Oligopolistic behaviour: Phosphate and potash power is concentrated in the hands of a small number of major exporters. The potash market in particular has long been characterised by cartel arrangements between major producing and exporting countries. In the early 20th Century Germany had a monopoly on the export market while restricting production along with its neighbour France. More recently the market has been dominated by a production agreement between Russia and Belarus. The Belarusian company, Belaruskali and the Russian group Uralkali, had formed a cartel known as the Belarusian Potash Company (BPC). This changed in mid-2013 with the end of the Russian-Belarusian agreement. The Russian contingent announced it was leaving the cartel in order to increase its market share. Perhaps predictably the Belarusian’s responded in kind embarking on an aggressive pricing strategy, signing deals with China and the US at levels that would penalise its competitors.
Factors affecting the demand for fertiliser
Population and economic growth: The more mouths there are to feed the stronger the demand for fertilizer to maximise the yield from the soil. The wealthier nations become, the higher the calorie consumption and the more that meat, dairy products and vegetable oils feature in peoples diets – both of these factors increase the demand pull on fertiliser.
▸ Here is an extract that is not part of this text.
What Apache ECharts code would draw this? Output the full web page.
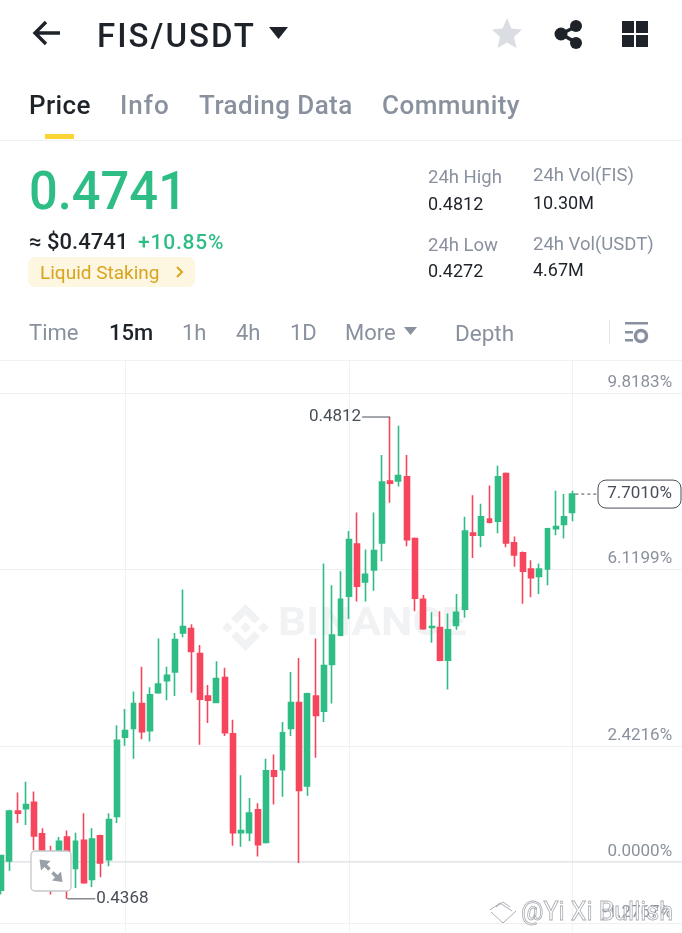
<!DOCTYPE html>
<html>
<head>
<meta charset="utf-8">
<title>FIS/USDT</title>
<script src="https://cdn.jsdelivr.net/npm/echarts@6/dist/echarts.min.js"></script>
<style>
html, body { margin: 0; padding: 0; background: #fff; }
#page { position: relative; width: 682px; height: 933px; overflow: hidden; font-family: Roboto, "Noto Sans", sans-serif; color: #1e2329; }
#chart { position: absolute; left: 0; top: 0; width: 682px; height: 933px; }
.t { position: absolute; white-space: nowrap; transform: translateY(-50%); line-height: 1; }
.g { color: #8a919e; }
.hr { position: absolute; left: 0; width: 682px; height: 1px; background: #f0f1f3; }
svg { position: absolute; overflow: visible; }
</style>
</head>
<body>
<div id="page">
  <div id="chart"></div>

  <svg style="left:0;top:0" width="682" height="150">
    <path d="M60 33H36M46 22L35 33L46 44" fill="none" stroke="#1e2329" stroke-width="3.4"/>
    <path d="M269 27H288L278.500 39Z" fill="#1e2329"/>
    <path d="M507 18L511.500 28.500L522 29.500L514 37L516.500 48L507 42.500L497.500 48L500 37L492 29.500L502.500 28.500Z" fill="#dadde2"/>
    <path d="M577 26L561 34L577 43" fill="none" stroke="#1e2329" stroke-width="3.500"/>
    <circle cx="576" cy="26" r="6" fill="#1e2329"/><circle cx="561" cy="34" r="6.500" fill="#1e2329"/><circle cx="576" cy="43" r="6" fill="#1e2329"/>
    <path d="M622 21h12v12h-12zM636 21h12v12h-12zM622 35h12v12h-12zM636 35h12v12h-12z" fill="#1e2329"/>
    <rect x="45" y="134" width="29" height="5" fill="#fcd535"/>
  </svg>
  <span class="t" style="left:97px;top:35px;font-size:33px;font-weight:500;letter-spacing:2px">FIS/USDT</span>
  <span class="t" style="left:29px;top:105px;font-size:26px;font-weight:500;letter-spacing:.4px">Price</span>
  <span class="t g" style="left:120px;top:105px;font-size:26px;font-weight:500;letter-spacing:1px">Info</span>
  <span class="t g" style="left:199px;top:105px;font-size:26px;font-weight:500;letter-spacing:.45px">Trading Data</span>
  <span class="t g" style="left:382px;top:105px;font-size:26px;font-weight:500;letter-spacing:.45px">Community</span>
  <div class="hr" style="top:140px"></div>

  <span class="t" style="left:29px;top:191px;font-size:53px;font-weight:500;color:#2ebd85;transform:translateY(-50%) scaleX(.955);transform-origin:left center">0.4741</span>
  <span class="t" style="left:29px;top:242px;font-size:22px;font-weight:500">≈ $0.4741</span>
  <span class="t" style="left:138px;top:242px;font-size:21px;font-weight:500;color:#2ebd85;letter-spacing:.8px">+10.85%</span>
  <div style="position:absolute;left:28px;top:257px;width:167px;height:30px;background:#fdf6e0;border-radius:7px"></div>
  <span class="t" style="left:40px;top:272px;font-size:19px;color:#d9a41e">Liquid Staking</span>
  <svg style="left:0;top:0" width="200" height="290"><path d="M177 267L182 272L177 277" fill="none" stroke="#d9a41e" stroke-width="2"/></svg>

  <span class="t g" style="left:428px;top:177px;font-size:18.500px">24h High</span>
  <span class="t" style="left:428px;top:204px;font-size:18px">0.4812</span>
  <span class="t g" style="left:533px;top:175px;font-size:18.500px">24h Vol(FIS)</span>
  <span class="t" style="left:533px;top:203px;font-size:18px">10.30M</span>
  <span class="t g" style="left:428px;top:245px;font-size:18.500px">24h Low</span>
  <span class="t" style="left:428px;top:271px;font-size:18px">0.4272</span>
  <span class="t g" style="left:533px;top:244px;font-size:18.500px">24h Vol(USDT)</span>
  <span class="t" style="left:533px;top:270px;font-size:18px">4.67M</span>

  <span class="t g" style="left:29px;top:333px;font-size:22px">Time</span>
  <span class="t" style="left:109px;top:333px;font-size:22px;font-weight:500">15m</span>
  <span class="t g" style="left:182px;top:333px;font-size:22px">1h</span>
  <span class="t g" style="left:236px;top:333px;font-size:22px">4h</span>
  <span class="t g" style="left:290px;top:333px;font-size:22px">1D</span>
  <span class="t g" style="left:345px;top:333px;font-size:22px">More</span>
  <span class="t g" style="left:455px;top:332.500px;font-size:22.500px">Depth</span>
  <svg style="left:0;top:0" width="682" height="360">
    <path d="M404 327H417L410.500 335Z" fill="#8a919e"/>
    <rect x="609" y="320" width="1" height="24" fill="#e6e8ea"/>
    <path d="M625 322h23v2.500h-23zM625 331h8v2.500h-8zM625 339h8v2.500h-8z" fill="#8a919e"/>
    <circle cx="641" cy="336" r="5.500" fill="none" stroke="#8a919e" stroke-width="3.500"/>
  </svg>
  <div class="hr" style="top:360px"></div>

  <!-- expand button over the chart -->
  <svg style="left:0;top:0" width="100" height="900">
    <rect x="31" y="851" width="40" height="40" rx="4" fill="#fff" stroke="#c3c6cc" stroke-width="1.300"/>
    <path d="M39.500 859.500L50.500 861L41 870.500ZM62.500 882L52 880.500L61 871.500Z" fill="#9aa0a8"/>
    <path d="M44 864L49.500 869.500M52.500 872.500L58 878" stroke="#9aa0a8" stroke-width="3.500" fill="none"/>
  </svg>

  <!-- repost watermark -->
  <svg style="left:0;top:0" width="682" height="933" fill="none" stroke="#a9adb3" stroke-width="1">
    <path d="M490 910L500 903L512 911M496 907L503 902L510 907M491 912L503 923L516 911"/>
  </svg>
  <span class="t" style="left:521px;top:911px;font-size:25px;color:#fff;-webkit-text-stroke:.8px #a9adb3">@Yi Xi Bullish</span>
</div>

<script>
var basePrice = 0.4402;
var tickPercents = [9.8183, 6.1199, 2.4216, 0, -1.2767];
var verticalLines = ['15', '42', '69'];

var openPrices = [
    0.4376, 0.4403, 0.4449, 0.4451, 0.4457, 0.4428, 0.4411, 0.4390, 0.4425, 0.4396,
    0.4422, 0.4386, 0.4426, 0.4404, 0.4444, 0.4517, 0.4525, 0.4548, 0.4523, 0.4558,
    0.4569, 0.4577, 0.4613, 0.4617, 0.4594, 0.4555, 0.4549, 0.4572, 0.4520, 0.4429,
    0.4429, 0.4450, 0.4420, 0.4486, 0.4487, 0.4525, 0.4549, 0.4472, 0.4555, 0.4541,
    0.4584, 0.4611, 0.4647, 0.4695, 0.4660, 0.4671, 0.4696, 0.4753, 0.4753, 0.4757,
    0.4700, 0.4644, 0.4618, 0.4618, 0.4588, 0.4620, 0.4635, 0.4705, 0.4703, 0.4718,
    0.4716, 0.4760, 0.4696, 0.4687, 0.4672, 0.4665, 0.4672, 0.4709, 0.4713, 0.4724
];
var closePrices = [
    0.4408, 0.4449, 0.4447, 0.4455, 0.4426, 0.4411, 0.4381, 0.4421, 0.4385, 0.4421,
    0.4383, 0.4423, 0.4401, 0.4441, 0.4514, 0.4523, 0.4548, 0.4522, 0.4556, 0.4566,
    0.4574, 0.4607, 0.4619, 0.4596, 0.4552, 0.4551, 0.4571, 0.4521, 0.4429, 0.4431,
    0.4447, 0.4418, 0.4486, 0.4481, 0.4521, 0.4549, 0.4468, 0.4557, 0.4537, 0.4583,
    0.4611, 0.4644, 0.4699, 0.4656, 0.4667, 0.4689, 0.4752, 0.4751, 0.4758, 0.4699,
    0.4645, 0.4617, 0.4619, 0.4588, 0.4616, 0.4632, 0.4707, 0.4703, 0.4720, 0.4715,
    0.4757, 0.4696, 0.4685, 0.4670, 0.4664, 0.4672, 0.4709, 0.4711, 0.4720, 0.4741
];
var lowPrices = [
    0.4372, 0.4394, 0.4438, 0.4436, 0.4413, 0.4404, 0.4372, 0.4385, 0.4368, 0.4378,
    0.4382, 0.4379, 0.4388, 0.4398, 0.4438, 0.4509, 0.4497, 0.4515, 0.4513, 0.4557,
    0.4551, 0.4555, 0.4609, 0.4558, 0.4510, 0.4530, 0.4549, 0.4518, 0.4417, 0.4416,
    0.4421, 0.4407, 0.4419, 0.4455, 0.4462, 0.4518, 0.4401, 0.4463, 0.4498, 0.4531,
    0.4548, 0.4610, 0.4626, 0.4642, 0.4642, 0.4652, 0.4679, 0.4733, 0.4748, 0.4693,
    0.4633, 0.4616, 0.4604, 0.4587, 0.4561, 0.4616, 0.4627, 0.4682, 0.4692, 0.4714,
    0.4705, 0.4692, 0.4674, 0.4640, 0.4646, 0.4649, 0.4657, 0.4703, 0.4700, 0.4716
];
var highPrices = [
    0.4408, 0.4450, 0.4466, 0.4476, 0.4467, 0.4433, 0.4417, 0.4425, 0.4431, 0.4429,
    0.4447, 0.4433, 0.4427, 0.4447, 0.4528, 0.4543, 0.4559, 0.4582, 0.4563, 0.4608,
    0.4582, 0.4613, 0.4653, 0.4621, 0.4602, 0.4565, 0.4587, 0.4581, 0.4533, 0.4482,
    0.4461, 0.4456, 0.4497, 0.4501, 0.4531, 0.4577, 0.4590, 0.4558, 0.4608, 0.4677,
    0.4657, 0.4670, 0.4707, 0.4724, 0.4690, 0.4724, 0.4777, 0.4812, 0.4804, 0.4777,
    0.4701, 0.4648, 0.4632, 0.4633, 0.4631, 0.4649, 0.4720, 0.4740, 0.4732, 0.4749,
    0.4767, 0.4761, 0.4702, 0.4688, 0.4680, 0.4677, 0.4710, 0.4744, 0.4741, 0.4744
];

// high/low leaders and the last price tag
var extremes = [[47, 0.4812, '0.4812'], [8, 0.4368, '0.4368']];
var lastPrice = [[69, 0.4741, '7.7010%']];

var categories = [];
for (var n = 0; n < 83; n++) categories.push(String(n));

var candles = openPrices.map(function (o, i) {
    return [o, closePrices[i], lowPrices[i], highPrices[i]];
});
var tickPrices = tickPercents.map(function (p) {
    return basePrice * (1 + p / 100);
});
// the 0% line gets its own darker line below, so no split line there
var gridPrices = tickPrices.filter(function (p) {
    return p !== basePrice;
});

// exchange logo outline, drawn on a 32x32 box
var logoShapes = [
    [[9.79, 13.45], [16, 7.24], [22.21, 13.45], [25.83, 9.83], [16, 0], [6.17, 9.83]],
    [[0, 16], [3.62, 12.38], [7.24, 16], [3.62, 19.62]],
    [[9.79, 18.55], [16, 24.76], [22.21, 18.55], [25.83, 22.17], [16, 32], [6.17, 22.17]],
    [[24.76, 16], [28.38, 12.38], [32, 16], [28.38, 19.62]],
    [[19.67, 16], [16, 12.33], [12.33, 16], [16, 19.67]]
];

var labelFont = 'Roboto, "Noto Sans", sans-serif';
var myChart = echarts.init(document.getElementById('chart'));

var guideLines = verticalLines.map(function (c) {
    return { xAxis: c, lineStyle: { color: '#f0f1f3', width: 1, type: 'solid' } };
});

myChart.setOption({
    animation: false,
    backgroundColor: 'transparent',
    grid: { left: -3.14, width: 687.24, top: 360.6, height: 571.9, outerBoundsMode: 'none' },
    xAxis: {
        type: 'category',
        data: categories,
        axisLine: { show: false },
        axisTick: { show: false },
        axisLabel: { show: false },
        splitLine: { show: false }
    },
    yAxis: {
        type: 'value',
        position: 'right',
        min: 0.4337,
        max: 0.4864,
        axisLine: { show: false },
        axisTick: { show: false, customValues: gridPrices },
        axisLabel: {
            inside: true,
            customValues: tickPrices,
            margin: 12,
            verticalAlign: 'bottom',
            padding: [0, 0, 2, 0],
            color: '#8a919e',
            fontFamily: labelFont,
            fontSize: 17,
            formatter: function (v) {
                return ((v / basePrice - 1) * 100).toFixed(4) + '%';
            }
        },
        splitLine: { show: true, lineStyle: { color: '#eef0f2', width: 1 } }
    },
    graphic: [
        {
            type: 'group', z: 0, silent: true, x: 222, y: 604, scaleX: 47 / 32, scaleY: 47 / 32,
            children: logoShapes.map(function (pts) {
                return { type: 'polygon', z: 0, shape: { points: pts }, style: { fill: '#f1f2f3' } };
            })
        },
        {
            type: 'text', z: 0, silent: true, x: 278, y: 606, scaleX: 1.17,
            style: { text: 'BINANCE', fill: '#f1f2f3', font: 'bold 38px ' + labelFont }
        }
    ],
    series: [
        {
            // 0% base line, behind the candles
            type: 'custom',
            data: [[0, basePrice]],
            clip: false,
            z: 1,
            renderItem: function (params, api) {
                var p = api.coord([api.value(0), api.value(1)]);
                return {
                    type: 'line',
                    shape: { x1: 0, y1: p[1], x2: 682, y2: p[1] },
                    style: { stroke: '#dcdee3', lineWidth: 1.2 }
                };
            }
        },
        {
            type: 'candlestick',
            data: candles,
            barWidth: 5.4,
            z: 3,
            itemStyle: {
                color: '#2ebd85', color0: '#f6465d',
                borderColor: '#2ebd85', borderColor0: '#f6465d',
                borderWidth: 1.6
            },
            markLine: {
                silent: true,
                z: 1,
                symbol: 'none',
                label: { show: false },
                data: guideLines
            }
        },
        {
            type: 'custom',
            data: extremes,
            clip: false,
            z: 5,
            renderItem: function (params, api) {
                var p = api.coord([api.value(0), api.value(1)]);
                var dir = params.dataIndex === 0 ? -1 : 1;
                var end = p[0] + dir * 28;
                return {
                    type: 'group',
                    children: [
                        {
                            type: 'line',
                            shape: { x1: p[0], y1: p[1], x2: end, y2: p[1] },
                            style: { stroke: '#474d57', lineWidth: 1 }
                        },
                        {
                            type: 'text',
                            x: end + dir,
                            y: p[1],
                            style: {
                                text: extremes[params.dataIndex][2],
                                fill: '#474d57',
                                font: '17px ' + labelFont,
                                textAlign: dir < 0 ? 'right' : 'left',
                                textVerticalAlign: 'middle'
                            }
                        }
                    ]
                };
            }
        },
        {
            type: 'custom',
            data: lastPrice,
            clip: false,
            z: 5,
            renderItem: function (params, api) {
                var p = api.coord([api.value(0), api.value(1)]);
                return {
                    type: 'group',
                    children: [
                        {
                            type: 'line',
                            shape: { x1: p[0] + 3, y1: p[1], x2: 597, y2: p[1] },
                            style: { stroke: '#474d57', lineWidth: 1, lineDash: [3, 3] }
                        },
                        {
                            type: 'rect',
                            shape: { x: 598, y: p[1] - 14, width: 83, height: 28, r: 8 },
                            style: { fill: '#fff', stroke: '#474d57', lineWidth: 1 }
                        },
                        {
                            type: 'text',
                            x: 639.5,
                            y: p[1],
                            style: {
                                text: lastPrice[0][2],
                                fill: '#474d57',
                                font: '17px ' + labelFont,
                                textAlign: 'center',
                                textVerticalAlign: 'middle'
                            }
                        }
                    ]
                };
            }
        }
    ]
});
</script>
</body>
</html>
For example, around 20-30% of nitrogen fertiliser consumption is thought to be associated with meat production. Fears of food insecurity in a growing population are behind India and China’s need to secure sufficient fertiliser, at the right price.
Trade policies: Major exporters may seek to restrict the amount they export (perhaps through the use of tariffs), should they feel that domestic consumers of fertilisers may face a shortage. However, with less of the fertiliser on the global market, there is less supply for everyone else.
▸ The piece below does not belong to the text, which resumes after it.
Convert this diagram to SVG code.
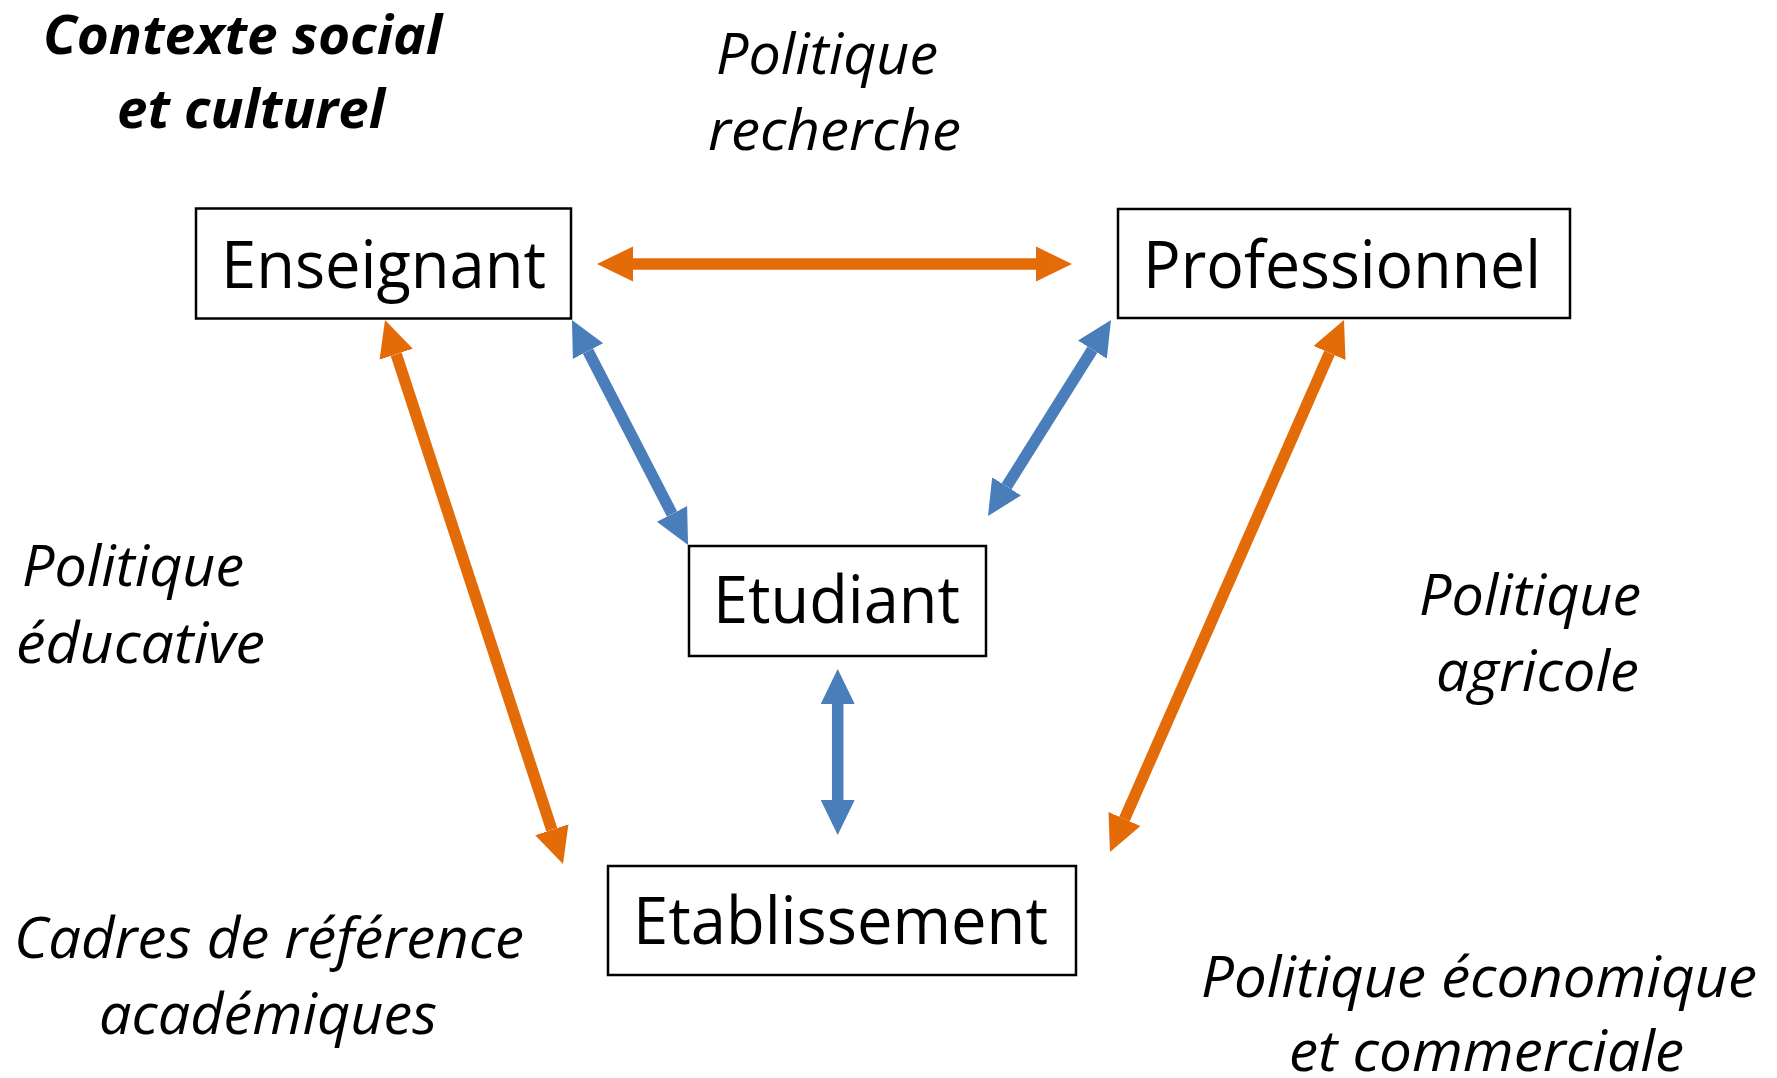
<svg xmlns="http://www.w3.org/2000/svg" width="1777" height="1078" viewBox="0 0 1777 1078">
<style>
.box{fill:#fff;stroke:#000;stroke-width:2.5}
.nt{font-family:"Open Sans","Liberation Sans",sans-serif;font-size:66px;fill:#000}
.lb{font-family:"Open Sans","Liberation Sans",sans-serif;font-size:56px;font-style:italic;fill:#000}
.bd{font-weight:bold;font-size:53px}
.or{stroke:#E36C09;stroke-width:11.5;fill:none}
.bl{stroke:#4A7EBB;stroke-width:11.5;fill:none}
</style>
<defs>
<marker id="ho" markerUnits="userSpaceOnUse" markerWidth="40" markerHeight="40" viewBox="0 -20 40 40" refX="0" refY="0" orient="auto-start-reverse">
<path d="M0,-17.5 L36,0 L0,17.5 Z" fill="#E36C09"/>
</marker>
<marker id="hb" markerUnits="userSpaceOnUse" markerWidth="40" markerHeight="40" viewBox="0 -20 40 40" refX="0" refY="0" orient="auto-start-reverse">
<path d="M0,-17 L35,0 L0,17 Z" fill="#4A7EBB"/>
</marker>
</defs>
<rect width="1777" height="1078" fill="#fff"/>
<g id="labels">
<text class="lb bd" x="43" y="54" textLength="399" lengthAdjust="spacingAndGlyphs">Contexte social</text>
<text class="lb bd" x="117" y="128" textLength="268" lengthAdjust="spacingAndGlyphs">et culturel</text>
<text class="lb" x="716" y="74" textLength="222" lengthAdjust="spacingAndGlyphs">Politique</text>
<text class="lb" x="708" y="150" textLength="253" lengthAdjust="spacingAndGlyphs">recherche</text>
<text class="lb" x="22" y="586" textLength="222" lengthAdjust="spacingAndGlyphs">Politique</text>
<text class="lb" x="16" y="663" textLength="249" lengthAdjust="spacingAndGlyphs">éducative</text>
<text class="lb" x="1419" y="615" textLength="222" lengthAdjust="spacingAndGlyphs">Politique</text>
<text class="lb" x="1436" y="691" textLength="203" lengthAdjust="spacingAndGlyphs">agricole</text>
<text class="lb" x="14" y="958" textLength="510" lengthAdjust="spacingAndGlyphs">Cadres de référence</text>
<text class="lb" x="99" y="1034" textLength="338" lengthAdjust="spacingAndGlyphs">académiques</text>
<text class="lb" x="1201" y="997" textLength="556" lengthAdjust="spacingAndGlyphs">Politique économique</text>
<text class="lb" x="1289" y="1071" textLength="395" lengthAdjust="spacingAndGlyphs">et commerciale</text>
</g>
<g id="connectors">
<line class="or" x1="633" y1="264" x2="1036" y2="264" marker-start="url(#ho)" marker-end="url(#ho)"/>
<line class="or" x1="396.2" y1="354.2" x2="551.8" y2="829.8" marker-start="url(#ho)" marker-end="url(#ho)"/>
<line class="or" x1="1329.5" y1="353" x2="1124.5" y2="819" marker-start="url(#ho)" marker-end="url(#ho)"/>
<line class="bl" x1="588" y1="351.1" x2="672" y2="513.9" marker-start="url(#hb)" marker-end="url(#hb)"/>
<line class="bl" x1="1092.4" y1="349.6" x2="1006.6" y2="486.4" marker-start="url(#hb)" marker-end="url(#hb)"/>
<line class="bl" x1="837.7" y1="704" x2="837.7" y2="800" marker-start="url(#hb)" marker-end="url(#hb)"/>
</g>
<g id="enseignant">
<rect class="box" x="196" y="208.5" width="375" height="110"/>
<text class="nt" x="221" y="288" textLength="325" lengthAdjust="spacingAndGlyphs">Enseignant</text>
</g>
<g id="professionnel">
<rect class="box" x="1118" y="209" width="452" height="109"/>
<text class="nt" x="1143" y="288" textLength="398" lengthAdjust="spacingAndGlyphs">Professionnel</text>
</g>
<g id="etudiant">
<rect class="box" x="689" y="546" width="297" height="110"/>
<text class="nt" x="713" y="623" textLength="247" lengthAdjust="spacingAndGlyphs">Etudiant</text>
</g>
<g id="etablissement">
<rect class="box" x="608" y="866" width="468" height="109"/>
<text class="nt" x="633" y="944" textLength="415" lengthAdjust="spacingAndGlyphs">Etablissement</text>
</g>
</svg>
Subsidies: Some countries subsidise or cap the price of fertilisers for domestic farmers with the aim of ensuring food security. However, this means farmers are not as responsive to changes in the price of fertiliser as other farmers are, elsewhere in the world who do not benefit from subsidies. This means that demand for (and the price of) fertiliser may not decrease as much as it would do in the absence of such policies.
Crop prices: An increase in crop prices tends to mean higher profit margins for farmers. This should encourage farmers to expand the number of acres they plant, from which they can apply fertiliser (an increase in demand), and so take advantage of expected high crop prices. Fertiliser typically represents around one-fifth of total US corn production costs – the relative share for the other major crops is much smaller ~5% for soybeans and 10% for wheat. This means that a proportionate increase in fertiliser costs impacts affordability for corn farmers much more strongly than it does for soybean or wheat.
Planting intentions: The key word in the previous paragraph is ‘expected’. If farmers fear that crop prices will be low in the future, or that demand won’t be as strong when the crop is eventually harvested then they may not seek to expand the number of acres they plant. This is negative for fertiliser demand. The opposite is true if planting intentions are strong.
Seasonality / weather: Fertiliser is typically applied when seeds are planted. This implies that the main application on the northern Hemisphere is during the first half of the calendar year while on the southern Hemisphere it is during the second half of the calendar year. Winter wheat is an exception in which planting is typically done in the second half of the year while the fertiliser is applied in the spring. The weather also plays its part in influencing short term demand for fertiliser. For example, if conditions are too hot, too cold or too wet for planting then fertiliser demand may be pushed out further in the planting season.